The early part of Igor Laufer’s life was a struggle. He was born in Czechoslovakia during World War II. He and his mother hid from the occupying Nazis. At the end of the war, they managed to escape to Canada, settling in Toronto, Ontario. He attended college and then medical school at the University of Toronto. His internship with the target of internal medicine was at Toronto’s Mt. Sinai Hospital. Then he began a residency in internal medicine at Toronto Western Hospital. Louis Harnick, chief of radiology at Western, seduced him into radiology. Though he was lacking in any of the physics expected of radiology candidates, he began to apply for a radiology residency in New England. At first, he was rejected.

In 1968, he obtained an interview with Morris Simon, then the chairman of radiology at the Boston Beth Israel Hospital, where he was accepted to start in the summer of 1969. Then, and now, Beth Israel was affiliated with the Harvard Medical School. The Beth Israel radiology department was small. Felix Fleischner, who preceded Dr. Simon, was an emeritus professor. The resident program relied on participation in clinical practice. But it was lacking in organized lectures and group seminars. “We residents taught each other,” Dr.Laufer recalled. Together with another resident, Barry Green, he contacted the radiology departments at the other Harvard related hospitals and gained access to their grand rounds and conferences.

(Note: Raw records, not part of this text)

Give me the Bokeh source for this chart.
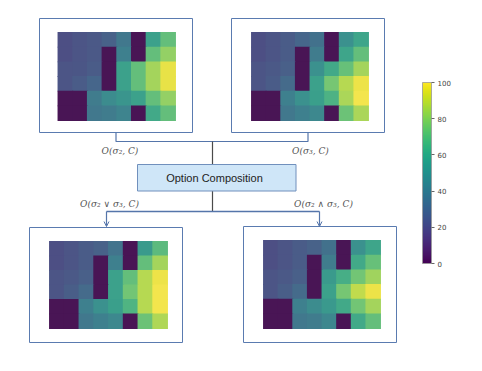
from bokeh.plotting import figure
from bokeh.models import Range1d, ColorBar, LinearColorMapper, FixedTicker, Arrow, OpenHead, ColumnDataSource
from bokeh.palettes import Viridis256
from bokeh.core.properties import value
from bokeh.embed import file_html
from bokeh.resources import INLINE

# ---- data (rows top -> bottom, 8 columns) ----
grid_sigma2 = [
    [20, 22, 24, 28, 38, 0, 58, 72],
    [20, 22, 24, 0, 42, 0, 72, 82],
    [22, 23, 25, 0, 58, 72, 85, 97],
    [22, 25, 30, 0, 58, 72, 85, 97],
    [0, 0, 40, 48, 52, 58, 72, 82],
    [0, 0, 38, 40, 44, 0, 62, 72],
]
grid_sigma3 = [
    [20, 22, 25, 30, 35, 0, 50, 60],
    [20, 22, 25, 0, 40, 0, 60, 72],
    [22, 24, 27, 0, 50, 62, 73, 85],
    [22, 25, 32, 0, 58, 76, 88, 98],
    [0, 0, 42, 50, 57, 66, 86, 99],
    [0, 0, 38, 42, 46, 0, 74, 86],
]
grid_or = [
    [20, 22, 25, 28, 36, 0, 55, 70],
    [20, 22, 25, 0, 42, 0, 72, 85],
    [22, 24, 27, 0, 58, 72, 88, 98],
    [22, 26, 32, 0, 58, 75, 88, 99],
    [0, 0, 42, 50, 57, 67, 88, 99],
    [0, 0, 38, 42, 46, 0, 74, 87],
]
grid_and = [
    [20, 22, 25, 28, 35, 0, 50, 60],
    [20, 22, 25, 0, 40, 0, 62, 73],
    [22, 24, 27, 0, 55, 64, 75, 84],
    [22, 26, 32, 0, 58, 76, 90, 98],
    [0, 0, 42, 48, 54, 62, 75, 85],
    [0, 0, 38, 40, 45, 0, 62, 72],
]
labels_top = ["O(σ₂, C)", "O(σ₃, C)"]
labels_bottom = ["O(σ₂ ∨ σ₃, C)", "O(σ₂ ∧ σ₃, C)"]
center_label = "Option Composition"
cbar_ticks = [0, 20, 40, 60, 80, 100]
cbar_low, cbar_high = 0, 100

# ---- figure: data coordinates == page pixel coordinates ----
W, H = 466, 355
p = figure(width=W, height=H, output_backend="svg", toolbar_location=None,
           x_range=Range1d(0, W), y_range=Range1d(H, 0),
           min_border=0, outline_line_color=None)
p.axis.visible = False
p.grid.visible = False


def soften(hexcol, desat=0.18, light=0.06):
    r, g, b = (int(hexcol[i:i + 2], 16) for i in (1, 3, 5))
    lum = 0.3 * r + 0.59 * g + 0.11 * b
    r, g, b = (c + (lum - c) * desat for c in (r, g, b))
    r, g, b = (max(0, min(255, round(c + (255 - c) * light))) for c in (r, g, b))
    return "#%02x%02x%02x" % (r, g, b)


soft_viridis = [soften(c) for c in Viridis256]
cell_mapper = LinearColorMapper(palette=soft_viridis, low=cbar_low, high=cbar_high)
mapper = LinearColorMapper(palette=Viridis256, low=cbar_low, high=cbar_high)

# panel geometry: frame (l, r, t, b), heatmap (l, r, t, b)
panels = [
    (grid_sigma2, (39, 192, 18, 132), (57.5, 175, 32, 120)),
    (grid_sigma3, (231, 384, 18, 132), (251, 368, 32, 120)),
    (grid_or, (29, 182, 227, 342), (49, 167, 241, 328)),
    (grid_and, (243, 396, 226, 342), (263, 380, 240, 328)),
]
frame_col = "#5a7bb0"
for grid, fr, hm in panels:
    p.quad(left=[fr[0]], right=[fr[1]], top=[fr[2]], bottom=[fr[3]],
           fill_color="white", line_color=frame_col, line_width=1)
    nrows, ncols = len(grid), len(grid[0])
    cw = (hm[1] - hm[0]) / ncols
    ch = (hm[3] - hm[2]) / nrows
    xs, ys, vs = [], [], []
    for i, row in enumerate(grid):
        for j, v in enumerate(row):
            xs.append(hm[0] + (j + 0.5) * cw)
            ys.append(hm[2] + (i + 0.5) * ch)
            vs.append(v)
    src = ColumnDataSource(dict(x=xs, y=ys, v=vs))
    p.rect(x="x", y="y", width=cw + 0.9, height=ch + 0.9, source=src,
           fill_color={"field": "v", "transform": cell_mapper}, line_color=None)

# connectors
blue = "#5575aa"
dark = "#4a4a4a"
p.line(x=[115.5, 115.5, 307.5, 307.5], y=[132, 141, 141, 132], line_color=blue, line_width=1.2)
p.line(x=[212, 212], y=[141, 164], line_color=dark, line_width=1.2)
p.line(x=[212, 212], y=[190, 211], line_color=dark, line_width=1.2)
p.line(x=[106, 319], y=[211, 211], line_color=blue, line_width=1.5)
for xa in (106, 319):
    p.add_layout(Arrow(end=OpenHead(size=5, line_color=blue, line_width=1),
                       x_start=xa, y_start=211, x_end=xa, y_end=226,
                       line_color=blue, line_width=1.2))

# option composition box
p.quad(left=[137], right=[295.5], top=[164], bottom=[190.5],
       fill_color="#cfe6f8", line_color="#7090bd", line_width=1)
p.text(x=[214], y=[177.5], text=[center_label], text_align="center", text_baseline="middle",
       text_font=value("Liberation Sans"), text_font_size="11px", text_color="#222222")

# labels
p.text(x=[119.5, 310], y=[150, 150], text=labels_top, text_align="center", text_baseline="middle",
       text_font=value("DejaVu Serif"), text_font_style="italic", text_font_size="9px",
       text_color="#555555")
p.text(x=[109, 323], y=[203, 203], text=labels_bottom, text_align="center", text_baseline="middle",
       text_font=value("DejaVu Serif"), text_font_style="italic", text_font_size="9px",
       text_color="#555555")

# colorbar
cb = ColorBar(color_mapper=mapper, ticker=FixedTicker(ticks=cbar_ticks),
              orientation="vertical", width=9, height=181, padding=0,
              location=(422, H - 263),
              bar_line_color="#999999", bar_line_width=0.8,
              major_tick_in=0, major_tick_out=3, major_tick_line_color="#666666",
              minor_tick_line_color=None,
              major_label_text_font_size="7px", major_label_text_color="#444444",
              major_label_text_font="DejaVu Sans",
              label_standoff=3, background_fill_alpha=0, border_line_color=None)
p.add_layout(cb)

open("out.html", "w").write(file_html(p, INLINE))
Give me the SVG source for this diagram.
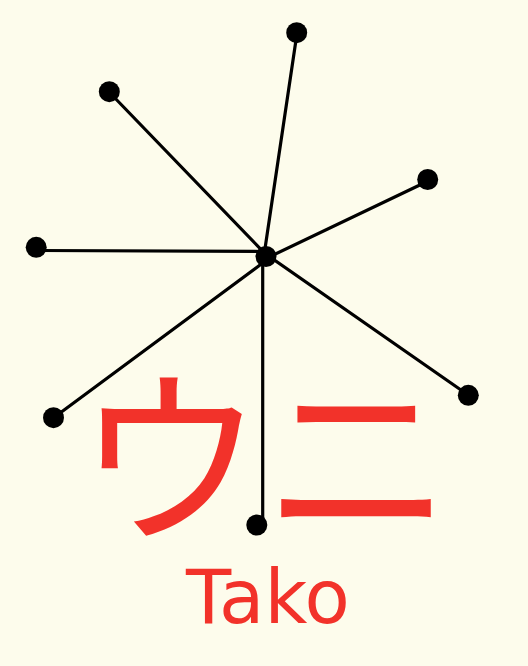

He spent three years in Boston on a student visa and passed his examination for certification by the American Board of Radiology. He hoped to move on to a fellowship in cardiovascular radiology at the Massachusetts General Hospital and applied to Stanley Baum who was chief of that section. However, MGH fellowships were open only to American citizens. As a Canadian citizen, he was required to return to Canada.